[Source data]
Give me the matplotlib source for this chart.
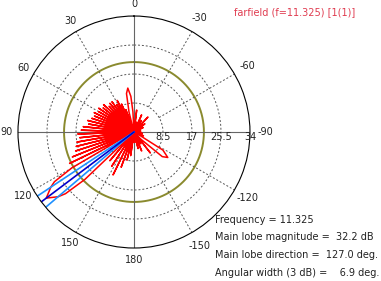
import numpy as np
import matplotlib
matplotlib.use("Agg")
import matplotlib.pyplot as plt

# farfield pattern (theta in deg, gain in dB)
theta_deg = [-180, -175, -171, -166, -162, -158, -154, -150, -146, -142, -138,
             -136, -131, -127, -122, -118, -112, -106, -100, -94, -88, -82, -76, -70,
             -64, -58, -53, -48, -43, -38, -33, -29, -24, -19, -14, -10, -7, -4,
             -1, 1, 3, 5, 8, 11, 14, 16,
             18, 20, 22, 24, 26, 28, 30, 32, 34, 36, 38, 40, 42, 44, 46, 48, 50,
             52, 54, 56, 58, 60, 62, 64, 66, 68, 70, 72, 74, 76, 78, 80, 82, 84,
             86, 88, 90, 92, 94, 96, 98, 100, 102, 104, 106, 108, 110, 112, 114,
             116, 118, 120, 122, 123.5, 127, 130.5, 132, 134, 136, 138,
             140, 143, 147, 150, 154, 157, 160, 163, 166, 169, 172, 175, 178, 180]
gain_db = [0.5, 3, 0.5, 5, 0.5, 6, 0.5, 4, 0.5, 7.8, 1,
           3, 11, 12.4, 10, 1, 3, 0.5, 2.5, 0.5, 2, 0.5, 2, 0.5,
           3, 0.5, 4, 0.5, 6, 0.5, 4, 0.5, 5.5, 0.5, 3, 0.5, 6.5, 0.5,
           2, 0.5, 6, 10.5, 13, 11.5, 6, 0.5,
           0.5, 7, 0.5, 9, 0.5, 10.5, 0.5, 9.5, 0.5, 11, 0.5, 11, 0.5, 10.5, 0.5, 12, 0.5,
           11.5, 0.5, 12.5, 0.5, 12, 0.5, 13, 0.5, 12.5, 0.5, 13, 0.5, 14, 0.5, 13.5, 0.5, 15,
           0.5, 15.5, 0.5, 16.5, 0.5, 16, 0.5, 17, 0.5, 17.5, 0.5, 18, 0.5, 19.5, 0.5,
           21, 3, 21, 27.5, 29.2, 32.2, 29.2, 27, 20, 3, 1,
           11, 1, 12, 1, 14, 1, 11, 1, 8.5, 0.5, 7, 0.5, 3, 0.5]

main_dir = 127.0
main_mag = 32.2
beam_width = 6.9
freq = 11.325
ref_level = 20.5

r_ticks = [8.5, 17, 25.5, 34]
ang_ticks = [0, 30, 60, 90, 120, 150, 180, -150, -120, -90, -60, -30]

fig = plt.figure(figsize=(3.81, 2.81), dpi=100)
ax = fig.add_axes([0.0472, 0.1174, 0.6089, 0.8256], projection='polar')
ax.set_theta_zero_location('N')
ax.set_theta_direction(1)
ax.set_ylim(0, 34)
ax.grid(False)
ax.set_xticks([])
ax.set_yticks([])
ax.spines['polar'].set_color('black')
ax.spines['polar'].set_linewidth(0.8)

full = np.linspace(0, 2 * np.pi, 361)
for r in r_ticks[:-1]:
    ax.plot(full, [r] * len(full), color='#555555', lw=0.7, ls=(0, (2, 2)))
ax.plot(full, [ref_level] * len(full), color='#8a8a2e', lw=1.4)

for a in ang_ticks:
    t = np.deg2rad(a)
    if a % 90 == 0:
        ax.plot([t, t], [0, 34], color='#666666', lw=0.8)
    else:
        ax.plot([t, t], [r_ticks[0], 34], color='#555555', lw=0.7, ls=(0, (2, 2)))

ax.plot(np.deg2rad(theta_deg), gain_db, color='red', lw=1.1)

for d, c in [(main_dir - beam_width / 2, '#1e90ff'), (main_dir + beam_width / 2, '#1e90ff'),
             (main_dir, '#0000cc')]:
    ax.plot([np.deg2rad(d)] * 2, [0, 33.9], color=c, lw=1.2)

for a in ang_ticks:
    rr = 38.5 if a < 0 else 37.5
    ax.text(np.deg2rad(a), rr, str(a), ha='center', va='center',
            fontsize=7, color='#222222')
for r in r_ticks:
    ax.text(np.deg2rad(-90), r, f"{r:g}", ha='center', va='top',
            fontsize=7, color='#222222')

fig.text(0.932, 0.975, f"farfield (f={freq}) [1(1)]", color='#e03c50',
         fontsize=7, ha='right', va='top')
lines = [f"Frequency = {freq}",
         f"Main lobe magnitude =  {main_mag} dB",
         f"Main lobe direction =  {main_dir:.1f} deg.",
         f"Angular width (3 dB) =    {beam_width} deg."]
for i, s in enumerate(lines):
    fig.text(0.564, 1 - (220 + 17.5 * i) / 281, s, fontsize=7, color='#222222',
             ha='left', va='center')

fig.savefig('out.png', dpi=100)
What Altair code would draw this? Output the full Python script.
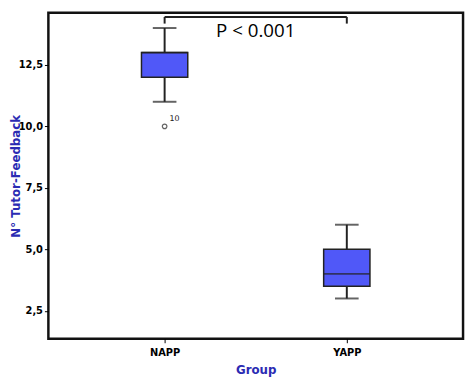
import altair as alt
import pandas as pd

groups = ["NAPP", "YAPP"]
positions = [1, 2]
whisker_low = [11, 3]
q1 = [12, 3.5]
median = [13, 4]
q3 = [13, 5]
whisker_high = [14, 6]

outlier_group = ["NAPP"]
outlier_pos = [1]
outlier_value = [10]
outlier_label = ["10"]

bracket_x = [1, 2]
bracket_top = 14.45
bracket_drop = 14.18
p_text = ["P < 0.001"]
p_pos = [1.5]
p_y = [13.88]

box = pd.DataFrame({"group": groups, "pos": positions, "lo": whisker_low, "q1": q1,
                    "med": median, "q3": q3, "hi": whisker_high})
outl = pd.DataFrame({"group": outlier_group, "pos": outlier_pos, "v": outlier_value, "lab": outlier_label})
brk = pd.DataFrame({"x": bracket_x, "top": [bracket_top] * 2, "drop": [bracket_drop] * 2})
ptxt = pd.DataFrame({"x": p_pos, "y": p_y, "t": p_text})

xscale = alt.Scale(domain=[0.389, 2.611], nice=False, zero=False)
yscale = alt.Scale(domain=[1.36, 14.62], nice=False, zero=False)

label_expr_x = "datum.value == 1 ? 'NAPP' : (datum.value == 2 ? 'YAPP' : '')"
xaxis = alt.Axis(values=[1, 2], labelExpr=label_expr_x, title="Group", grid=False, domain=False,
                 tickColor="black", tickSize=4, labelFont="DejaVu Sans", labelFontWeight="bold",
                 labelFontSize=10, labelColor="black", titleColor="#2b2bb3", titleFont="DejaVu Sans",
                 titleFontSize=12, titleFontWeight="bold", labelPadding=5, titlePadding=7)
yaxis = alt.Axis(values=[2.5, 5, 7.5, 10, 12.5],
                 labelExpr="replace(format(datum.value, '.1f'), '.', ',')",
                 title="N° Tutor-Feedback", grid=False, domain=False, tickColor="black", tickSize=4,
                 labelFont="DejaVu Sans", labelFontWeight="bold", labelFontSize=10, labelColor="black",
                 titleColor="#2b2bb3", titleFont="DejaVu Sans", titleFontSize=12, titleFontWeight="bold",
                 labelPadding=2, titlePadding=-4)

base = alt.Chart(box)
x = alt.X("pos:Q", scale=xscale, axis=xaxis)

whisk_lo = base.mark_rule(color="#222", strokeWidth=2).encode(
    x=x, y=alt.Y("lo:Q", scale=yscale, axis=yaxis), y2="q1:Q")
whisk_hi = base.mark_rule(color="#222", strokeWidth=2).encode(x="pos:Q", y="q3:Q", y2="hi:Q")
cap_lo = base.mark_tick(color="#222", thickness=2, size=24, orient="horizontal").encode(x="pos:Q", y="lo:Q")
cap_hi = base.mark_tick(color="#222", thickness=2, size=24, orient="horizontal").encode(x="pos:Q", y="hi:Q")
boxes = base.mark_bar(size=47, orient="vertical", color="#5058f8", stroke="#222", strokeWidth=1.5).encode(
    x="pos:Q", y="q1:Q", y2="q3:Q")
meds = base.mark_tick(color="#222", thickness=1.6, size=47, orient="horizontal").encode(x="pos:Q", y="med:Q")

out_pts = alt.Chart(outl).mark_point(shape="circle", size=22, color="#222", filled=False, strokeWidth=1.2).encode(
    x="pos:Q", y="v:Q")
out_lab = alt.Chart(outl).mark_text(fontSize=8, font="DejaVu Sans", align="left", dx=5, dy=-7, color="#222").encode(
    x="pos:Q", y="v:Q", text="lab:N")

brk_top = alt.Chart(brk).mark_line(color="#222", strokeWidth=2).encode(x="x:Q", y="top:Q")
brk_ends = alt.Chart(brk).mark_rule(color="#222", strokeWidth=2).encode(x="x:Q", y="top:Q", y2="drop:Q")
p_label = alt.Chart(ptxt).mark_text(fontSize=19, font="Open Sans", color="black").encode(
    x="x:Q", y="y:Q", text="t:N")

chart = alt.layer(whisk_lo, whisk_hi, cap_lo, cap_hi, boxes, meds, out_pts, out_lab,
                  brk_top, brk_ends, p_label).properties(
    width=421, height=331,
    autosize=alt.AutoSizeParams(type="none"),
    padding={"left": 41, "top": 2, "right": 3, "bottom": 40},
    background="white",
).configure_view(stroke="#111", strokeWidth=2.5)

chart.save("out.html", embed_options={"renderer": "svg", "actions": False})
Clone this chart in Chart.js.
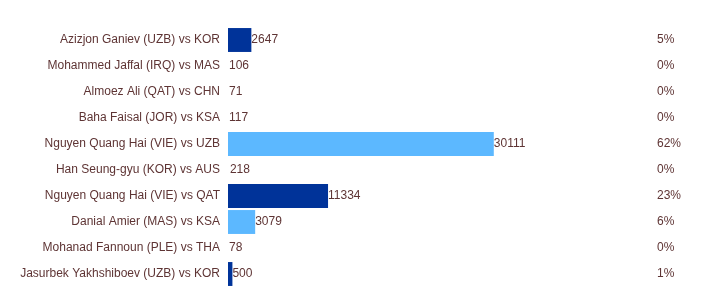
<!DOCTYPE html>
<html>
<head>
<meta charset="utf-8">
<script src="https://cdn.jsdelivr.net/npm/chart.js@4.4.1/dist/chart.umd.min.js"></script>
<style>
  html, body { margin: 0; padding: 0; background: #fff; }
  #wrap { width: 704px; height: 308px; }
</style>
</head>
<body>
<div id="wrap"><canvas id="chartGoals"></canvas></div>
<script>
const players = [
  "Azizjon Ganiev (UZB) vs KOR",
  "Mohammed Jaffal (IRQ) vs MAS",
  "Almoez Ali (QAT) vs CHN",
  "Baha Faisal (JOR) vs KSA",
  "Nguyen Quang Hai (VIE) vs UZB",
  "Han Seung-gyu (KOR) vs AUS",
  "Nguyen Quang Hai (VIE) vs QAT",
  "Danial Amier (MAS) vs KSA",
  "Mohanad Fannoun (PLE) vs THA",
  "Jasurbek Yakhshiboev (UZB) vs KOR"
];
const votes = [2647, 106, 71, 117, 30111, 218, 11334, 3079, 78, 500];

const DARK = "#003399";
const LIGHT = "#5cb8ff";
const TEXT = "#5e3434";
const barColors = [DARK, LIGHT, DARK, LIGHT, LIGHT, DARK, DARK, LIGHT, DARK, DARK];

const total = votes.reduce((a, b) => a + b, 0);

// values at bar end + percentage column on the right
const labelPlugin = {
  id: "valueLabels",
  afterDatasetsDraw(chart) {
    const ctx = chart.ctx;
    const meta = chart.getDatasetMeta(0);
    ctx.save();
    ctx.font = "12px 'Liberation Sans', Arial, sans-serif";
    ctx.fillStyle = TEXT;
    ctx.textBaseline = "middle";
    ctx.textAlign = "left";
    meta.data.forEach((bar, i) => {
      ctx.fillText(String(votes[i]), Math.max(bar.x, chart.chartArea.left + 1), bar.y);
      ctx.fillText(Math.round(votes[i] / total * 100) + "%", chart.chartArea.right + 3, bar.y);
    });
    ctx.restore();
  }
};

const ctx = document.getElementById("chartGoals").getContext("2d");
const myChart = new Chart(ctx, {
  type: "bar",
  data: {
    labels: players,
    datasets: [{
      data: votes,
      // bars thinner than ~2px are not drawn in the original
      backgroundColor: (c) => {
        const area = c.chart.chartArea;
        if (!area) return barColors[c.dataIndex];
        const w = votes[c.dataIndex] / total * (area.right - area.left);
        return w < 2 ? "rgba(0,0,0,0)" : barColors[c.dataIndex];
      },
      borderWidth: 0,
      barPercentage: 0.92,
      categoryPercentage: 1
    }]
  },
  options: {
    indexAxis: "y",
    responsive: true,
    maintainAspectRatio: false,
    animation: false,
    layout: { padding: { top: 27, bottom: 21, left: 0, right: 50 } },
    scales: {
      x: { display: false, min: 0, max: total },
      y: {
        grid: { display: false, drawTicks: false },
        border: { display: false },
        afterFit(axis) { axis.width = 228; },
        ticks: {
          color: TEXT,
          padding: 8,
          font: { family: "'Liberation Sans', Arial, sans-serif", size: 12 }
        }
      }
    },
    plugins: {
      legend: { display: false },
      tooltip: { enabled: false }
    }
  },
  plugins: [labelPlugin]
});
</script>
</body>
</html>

Task brief
Copy the records above exactly, from the first line through the line containing "import matplotlib.pyplot as plt", and leave out the pictures.

Answer to the task
Give me the matplotlib source for this chart.
import numpy as np
import matplotlib
matplotlib.use("Agg")
import matplotlib.pyplot as plt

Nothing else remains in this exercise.